High-Dimensional Stochastic Gradient Quantization for Communication-Efficient Edge Learning

TL;DR

This paper introduces a hierarchical stochastic gradient quantization framework for federated edge learning, significantly reducing communication overhead while maintaining model accuracy through innovative quantization and bit-allocation strategies.

Contribution

It proposes a novel hierarchical quantization scheme with convergence guarantees and an efficient bit-allocation method, improving communication efficiency in high-dimensional federated learning.

Findings

Reduces communication overhead compared to signSGD.

Maintains similar learning accuracy with fewer bits.

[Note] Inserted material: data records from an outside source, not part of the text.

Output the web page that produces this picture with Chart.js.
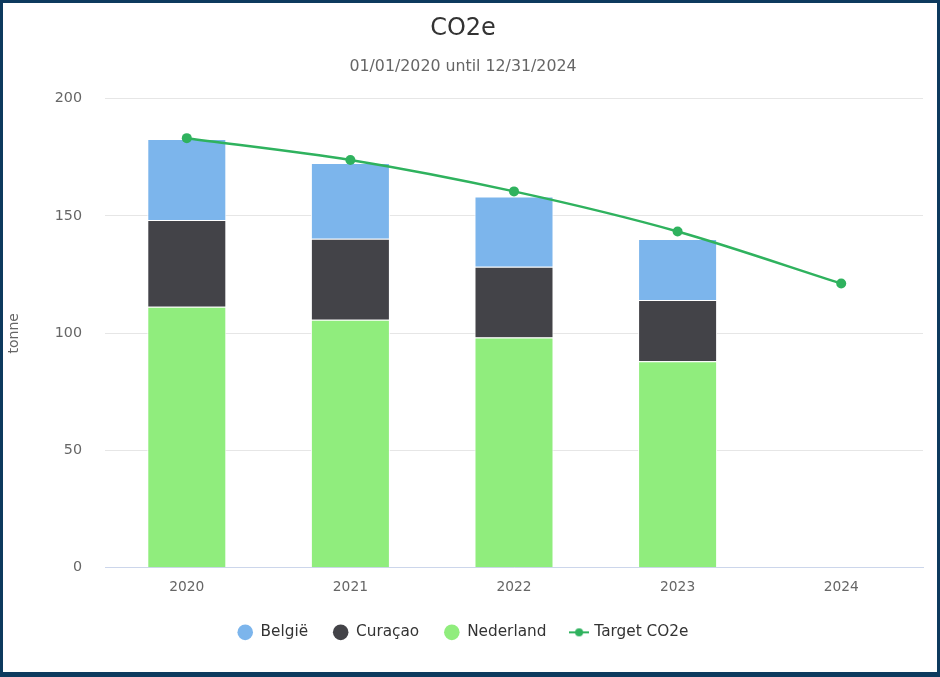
<!DOCTYPE html>
<html>
<head>
<meta charset="utf-8">
<title>CO2e</title>
<script src="https://cdn.jsdelivr.net/npm/chart.js@4/dist/chart.umd.min.js"></script>
<style>
  html, body { margin: 0; padding: 0; background: #fff; }
  #frame {
    position: absolute; left: 0; top: 0;
    width: 940px; height: 677px;
    box-sizing: border-box;
    border-style: solid; border-color: #0d3a5e;
    border-width: 3px 3px 5px 3px;
    background: #fff;
  }
  #wrap { position: relative; width: 934px; height: 669px; }
</style>
</head>
<body>
<div id="frame"><div id="wrap"><canvas id="co2Chart"></canvas></div></div>
<script>
// chart data
const years = ["2020", "2021", "2022", "2023", "2024"];
const nederland = [111.3, 105.8, 98.2, 88.0, null];
const curacao = [37.0, 34.5, 30.2, 26.2, null];
const belgie = [34.5, 32.3, 29.9, 26.0, null];
const targetCO2e = [183.2, 173.9, 160.5, 143.4, 121.2];
const yTicks = [0, 50, 100, 150, 200];

const FONT = "'DejaVu Sans', sans-serif";
const lineGreen = "#2fb25e";

// legend order: België, Curaçao, Nederland, Target CO2e
const legendOrder = ["België", "Curaçao", "Nederland", "Target CO2e"];

// small picture for the line entry in the legend (line with a dot)
function makeLineMarker() {
  const c = document.createElement("canvas");
  c.width = 20;
  c.height = 12;
  const g = c.getContext("2d");
  g.strokeStyle = lineGreen;
  g.lineWidth = 2;
  g.beginPath();
  g.moveTo(0, 6);
  g.lineTo(20, 6);
  g.stroke();
  g.fillStyle = lineGreen;
  g.beginPath();
  g.arc(10, 6, 4, 0, Math.PI * 2);
  g.fill();
  return c;
}
const lineMarker = makeLineMarker();

let co2Chart = null;

function createChart() {
  const ctx = document.getElementById("co2Chart").getContext("2d");
  co2Chart = new Chart(ctx, {
    data: {
      labels: years,
      datasets: [
        {
          type: "bar",
          label: "Nederland",
          data: nederland,
          backgroundColor: "#90ed7d",
          borderColor: "#ffffff",
          borderWidth: 1,
          order: 2,
        },
        {
          type: "bar",
          label: "Curaçao",
          data: curacao,
          backgroundColor: "#434348",
          borderColor: "#ffffff",
          borderWidth: 1,
          order: 2,
        },
        {
          type: "bar",
          label: "België",
          data: belgie,
          backgroundColor: "#7cb5ec",
          borderColor: "#ffffff",
          borderWidth: 1,
          order: 2,
        },
        {
          type: "line",
          label: "Target CO2e",
          data: targetCO2e,
          borderColor: lineGreen,
          backgroundColor: lineGreen,
          borderWidth: 2.5,
          pointRadius: 5,
          pointBorderWidth: 0,
          pointBackgroundColor: lineGreen,
          tension: 0.3,
          stack: "target",
          order: 1,
        },
      ],
    },
    options: {
      responsive: true,
      maintainAspectRatio: false,
      animation: false,
      layout: {
        padding: { left: 0, right: 14, top: 0, bottom: 22 },
      },
      datasets: {
        bar: { categoryPercentage: 1.0, barPercentage: 0.483 },
      },
      scales: {
        x: {
          stacked: true,
          grid: { display: false, drawTicks: false },
          border: { display: true, color: "#ccd6eb", width: 1 },
          ticks: {
            color: "#666666",
            font: { family: FONT, size: 13.8 },
            padding: 11,
            maxRotation: 0,
          },
          afterFit: (scale) => {
            scale.height = 32;
          },
        },
        y: {
          stacked: true,
          min: 0,
          max: 200,
          afterBuildTicks: (scale) => {
            scale.ticks = yTicks.map((v) => ({ value: v }));
          },
          grid: { color: "#e6e6e6", drawTicks: false },
          border: { display: false },
          ticks: {
            color: "#666666",
            font: { family: FONT, size: 14.3 },
            padding: 23,
          },
          title: {
            display: true,
            text: "tonne",
            color: "#666666",
            font: { family: FONT, size: 14 },
            padding: { top: 2.5, bottom: 0 },
          },
          afterFit: (scale) => {
            scale.width = 102;
          },
        },
      },
      plugins: {
        title: {
          display: true,
          text: "CO2e",
          color: "#333333",
          font: { family: FONT, size: 24, weight: "normal" },
          padding: { top: 11, bottom: 15 },
        },
        subtitle: {
          display: true,
          text: "01/01/2020 until 12/31/2024",
          color: "#666666",
          font: { family: FONT, size: 15.8 },
          padding: { top: 0, bottom: 22 },
        },
        legend: {
          position: "bottom",
          labels: {
            color: "#333333",
            font: { family: FONT, size: 15.3 },
            usePointStyle: true,
            boxWidth: 16,
            boxHeight: 11,
            padding: 25,
            generateLabels: (chart) => {
              const items = Chart.defaults.plugins.legend.labels.generateLabels(chart);
              items.forEach((it) => {
                if (it.text === "Target CO2e") {
                  it.pointStyle = lineMarker;
                } else {
                  it.pointStyle = "circle";
                  it.lineWidth = 0;
                  it.strokeStyle = it.fillStyle;
                }
              });
              return items;
            },
            sort: (a, b) => legendOrder.indexOf(a.text) - legendOrder.indexOf(b.text),
          },
        },
        tooltip: { enabled: false },
      },
    },
  });
}

window.onload = function () {
  createChart();
};
</script>
</body>
</html>
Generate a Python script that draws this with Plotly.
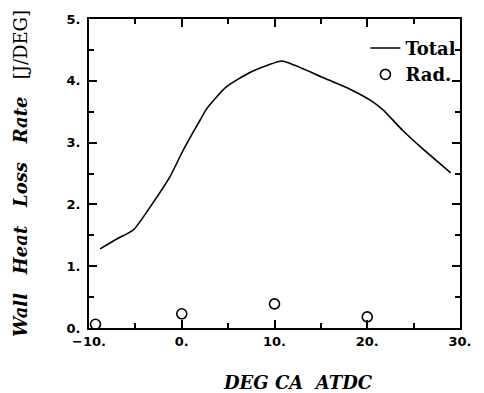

Provides convergence analysis of the quantization scheme.

Abstract

Edge machine learning involves the deployment of learning algorithms at the wireless network edge so as to leverage massive mobile data for enabling intelligent applications. The mainstream edge learning approach, federated learning, has been developed based on distributed gradient descent. Based on the approach, stochastic gradients are computed at edge devices and then transmitted to an edge server for updating a global AI model. Since each stochastic gradient is typically high-dimensional (with millions to billions of coefficients), communication overhead becomes a bottleneck for edge learning. To address this issue, we propose in this work a novel framework of hierarchical stochastic gradient quantization and study its effect on the learning performance. First, the framework features a practical hierarchical architecture for decomposing the stochastic gradient into its norm and normalized block gradients, and efficiently quantizes them using a uniform quantizer and a low-dimensional codebook on a Grassmann manifold, respectively. Subsequently, the quantized normalized block gradients are scaled and cascaded to yield the quantized normalized stochastic gradient using a so-called hinge vector designed under the criterion of minimum distortion. The hinge vector is also efficiently compressed using another low-dimensional Grassmannian quantizer. The other feature of the framework is a bit-allocation scheme for reducing the quantization error. The scheme determines the resolutions of the low-dimensional quantizers in the proposed framework. The framework is proved to guarantee model convergency by analyzing the convergence rate as a function of the quantization bits. Furthermore, by simulation, our design is shown to substantially reduce the communication overhead compared with the state-of-the-art signSGD scheme, while both achieve similar learning accuracies.